Ward III Councilor Ivory Vann, who proposed additional restrictions on certain businesses, said many people ignored recommendations included in the city's initial emergency declaration. Vann said he has witnessed groups much larger than 10 people eating at restaurants and gathering at bars since the emergency declaration issued. 

"People were carrying on like nothing is happening," said Vann, who wore personal protective equipment while attending the Muskogee City Council meeting. "This is a disaster for the world ... this needs to be put in place."

Loge said he recognizes the costs associated with orders, but he assured those with concerns that he was "not here to take away freedoms." Loge said his only concern is limiting the potential for further spread of the coronavirus and COVID-19.

While his proposal attracted four naysayers at the city, two of those — after further reflection — said they supported the formation of the joint task force and possibly additional restrictions. 

The task force is expected to meet privately on Tuesday.

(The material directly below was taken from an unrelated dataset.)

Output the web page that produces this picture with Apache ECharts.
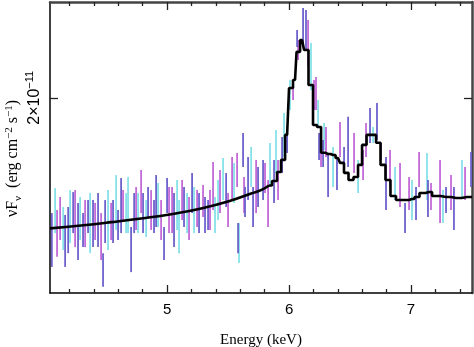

It is expected to make its recommendations later this week during a joint session of the Muskogee City Council and Muskogee County Board of Commissioners. 

City of Muskogee emergency declaration amendments

An emergency declaration adopted Thursday by Muskogee City Council was amended Monday, placing additional restrictions on certain businesses that cater to large groups of people. The expanded restrictions will take effect at 7:30 p.m. Tuesday and will continue until further action by councilors. The restrictions include the following: 

• Restaurants, food courts, cafes, and other places of public accommodation offering food and beverage shall be closed for dine-in customers and for on-premises consumption. Curbside, drive-through, takeout and delivery services are permitted, as are institutional and in-house food cafeterias that serve residents, employees or clients of businesses.

• Bars, taverns, brew pubs, breweries, tasting rooms, clubs and all other areas of public accommodation offering alcoholic beverages for on-premises consumption shall be closed. Such establishments within this category that also have food services may operate for curbside pickup or delivery in accordance with ABLE Commission rules.

• Gymnasiums, fitness centers, recreation centers and indoor sports facilities shall be closed.

• Theaters, cinemas, indoor and outdoor performances venues and museums shall be closed.

• Bingo halls, bowling alleys, skating rinks, and other similar recreational or entertainment facilities shall be closed.